In Johnson v. Zerbst, 304 U.S. 458, 58 S.Ct. 1019, 82 L.Ed. 1461, the Supreme Court described the responsibility of a federal district judge in determining whether the accused was waiving his right to counsel. The Court also there held that a waiver ordinarily is an intentional relinquishment or abandonment of a known right or privilege, and whether there was such a waiver depended upon the particular circumstances of the case. The standard there established is the general one of 'intelligent and competent waiver' set against a presumption against waiver of constitutional rights. In Carnley v. Cochran, 369 U.S. 506, 82 S.Ct. 884, 8 L.Ed.2d 70, the Court stated: 'We have held the principles declared in Johnson v. Zerbst equally applicable to asserted waiver of the right to counsel in state criminal proceedings.' This cited case also held that no request for counsel was necessary as a prerequisite to appointment. Thus the question here is whether the trial court's finding of waiver is supported by the record.


The appellant here was twice advised of his right to counsel by the Denver District Court as set out in the above quotation. He was told the court would appoint counsel if he did not have funds to employ one. Appellant had told the court at arraignment that his mother was attempting to hire an attorney, and this apparently led to some confusion. At the hearing in the United States District Court, appellant stated that the judge in the state court told him an attorney could be appointed under Colorado law. During this hearing appellant was asked: 'If you desired to plead guilty, why was counsel necessary?' He answered: 'That's what I felt. I don't know why the judge kept asking me those questions because I already explained to him that I wanted to plead guilty. * * *' Appellant testified that he then understood that the state court could appoint counsel. The record thus shows that the appellant understood his rights as to counsel; that he decided to waive these rights, and additionally to change his plea from not guilty to guilty. The waiver is within Johnson v. Zerbst. The appellant's testimony that he did not see why the judge kept asking about an attorney when he had decided to plead guilty indicates that he also wished to forego a trial, enter the plea, and be sentenced.

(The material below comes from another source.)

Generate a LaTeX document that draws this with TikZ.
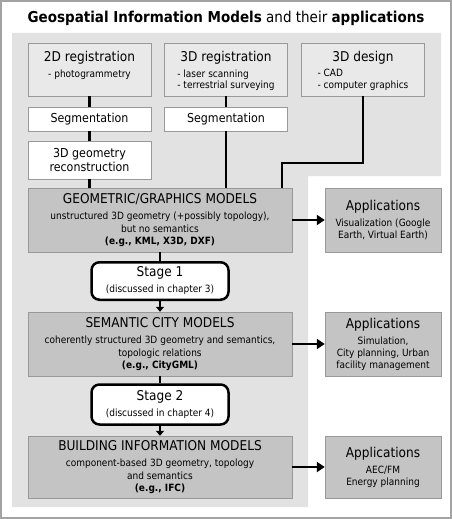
\documentclass[tikz,border=0pt]{standalone}
\usepackage{fontspec}
\setmainfont{DejaVu Sans}[FakeStretch=0.9]
\usetikzlibrary{arrows.meta, positioning}
\definecolor{framegray}{HTML}{A3A3A3}
\definecolor{areagray}{HTML}{E2E2E2}
\definecolor{srcgray}{HTML}{E9E9E9}
\definecolor{modelgray}{HTML}{C4C4C4}
\definecolor{edgegray}{HTML}{999999}
\newcommand\boxhead[1]{{\fontsize{13.5}{16}\selectfont #1}\\[4pt]}

\begin{document}
\begin{tikzpicture}[x=1pt, y=-1pt,
  srcbox/.style={draw=edgegray, fill=srcgray, minimum width=123pt, minimum height=53pt, inner sep=0pt},
  stepbox/.style={draw=edgegray, fill=white, minimum width=123pt, align=center, inner sep=0pt,
    font=\fontsize{12.3}{14}\selectfont},
  modelbox/.style={draw=edgegray, fill=modelgray, minimum width=264pt, minimum height=64pt, align=center,
    inner sep=0pt, font=\fontsize{10}{12.5}\selectfont},
  appbox/.style={draw=edgegray, fill=modelgray, minimum width=116pt, minimum height=64pt, align=center,
    inner sep=0pt, font=\fontsize{10}{12}\selectfont},
  stagebox/.style={draw, line width=2.5pt, rounded corners=8pt, fill=white, minimum width=137pt,
    minimum height=37.5pt, align=center, inner sep=0pt, font=\fontsize{10}{12}\selectfont},
  head/.style={font=\fontsize{13.5}{16}\selectfont, inner sep=0pt},
  items/.style={font=\fontsize{10}{11.5}\selectfont, align=left, inner sep=0pt},
  link/.style={line width=2.5pt},
  flow/.style={link, -{Triangle[length=8pt, width=10pt]}},
  stageflow/.style={link, -{Triangle[length=5pt, width=8pt]}},
]
\useasboundingbox (0,0) rectangle (452,519);

% frame and grey area
\fill[white] (0,0) rectangle (452,519);
\draw[framegray, line width=2pt] (1,1) rectangle (451,518);
\fill[areagray] (12,33) -- (441,33) -- (441,176) -- (308,176) -- (308,507) -- (12,507) -- cycle;

% title
\node[font=\fontsize{15}{18}\selectfont] (title) at (226,18)
  {\textbf{Geospatial Information Models} and their \textbf{applications}};

% data sources
\node[srcbox] (reg2d) at (89.5,69.5) {};
\node[srcbox] (reg3d) at (226,69.5) {};
\node[srcbox] (design) at (363,69.5) {};
\node[head, below=8pt of reg2d.north] (reg2d-head) {2D registration};
\node[head, below=8pt of reg3d.north] (reg3d-head) {3D registration};
\node[head, below=8pt of design.north] (design-head) {3D design};
\node[items, below=5pt of reg2d-head] (reg2d-items) {- photogrammetry};
\node[items, below=5pt of reg3d-head] (reg3d-items) {- laser scanning\\- terrestrial surveying};
\node[items, below=5pt of design-head] (design-items) {- CAD\\- computer graphics};

% processing steps
\node[stepbox, minimum height=24pt] (seg2d) at (89.5,119) {Segmentation};
\node[stepbox, minimum height=24pt] (seg3d) at (226,119) {Segmentation};
\node[stepbox, minimum height=38pt] (recon) at (89.5,160) {3D geometry\\reconstruction};

% models
\node[modelbox] (geom) at (160,220)
  {\boxhead{GEOMETRIC/GRAPHICS MODELS}
   unstructured 3D geometry (+possibly topology),\\but no semantics\\
   \textbf{(e.g., KML, X3D, DXF)}};
\node[stagebox] (stage1) at (160,281)
  {\boxhead{Stage 1}(discussed in chapter 3)};
\node[modelbox] (sem) at (160,344)
  {\boxhead{SEMANTIC CITY MODELS}
   coherently structured 3D geometry and semantics,\\topologic relations\\
   \textbf{(e.g., CityGML)}};
\node[stagebox, minimum height=40pt] (stage2) at (160,404.5)
  {\boxhead{Stage 2}(discussed in chapter 4)};
\node[modelbox, minimum height=62pt] (bim) at (160,467)
  {\boxhead{BUILDING INFORMATION MODELS}
   component-based 3D geometry, topology\\and semantics\\
   \textbf{(e.g., IFC)}};

% applications
\node[appbox] (app1) at (383,220)
  {\boxhead{Applications}Visualization (Google\\Earth, Virtual Earth)};
\node[appbox] (app2) at (383,344)
  {\boxhead{Applications}Simulation,\\City planning, Urban\\facility management};
\node[appbox, minimum height=62pt] (app3) at (383,467)
  {\boxhead{Applications}AEC/FM\\Energy planning};

% connectors
\coordinate (bend) at (282,163);
\draw[link] (reg2d) -- (seg2d);
\draw[link] (seg2d) -- (recon);
\draw[link] (recon.south) -- (recon.south |- geom.north);
\draw[link] (reg3d) -- (seg3d);
\draw[link] (seg3d.south) -- (seg3d.south |- geom.north);
\draw[link] (design.south) |- (bend) -- (bend |- geom.north);
\draw[link] (geom) -- (stage1);
\draw[stageflow] (stage1) -- (sem);
\draw[link] (sem) -- (stage2);
\draw[stageflow] (stage2) -- (bim);
\draw[flow] (geom) -- (app1);
\draw[flow] (sem) -- (app2);
\draw[flow] (bim) -- (app3);

\end{tikzpicture}
\end{document}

There should be no waiver of the right to counsel by nothing more than a plea of guilty. Glasser v. United States, 315 U.S. 60, 62 S.Ct. 457, 86 L.Ed. 680. The plea itself however has some probative value. Rice v. Olson,324 U.S. 786, 65 S.Ct. 989, 89 L.Ed. 1367. The testimony of the appellant given in the case at bar during the course of the hearing in the United States District Court indicates clearly that the appellant did not waive his right to the appointment of counsel by the plea of guilty alone. This testimony shows that he considered there was no purpose in having counsel represent him, and secondly that he desired to enter a plea of guilty.


The finding by the United States District Court, adequately supported, shows appellant's understanding of his right to counsel and a competent waiver of such right. The court below observed the witness and measured his understanding of his rights and of the events which transpired.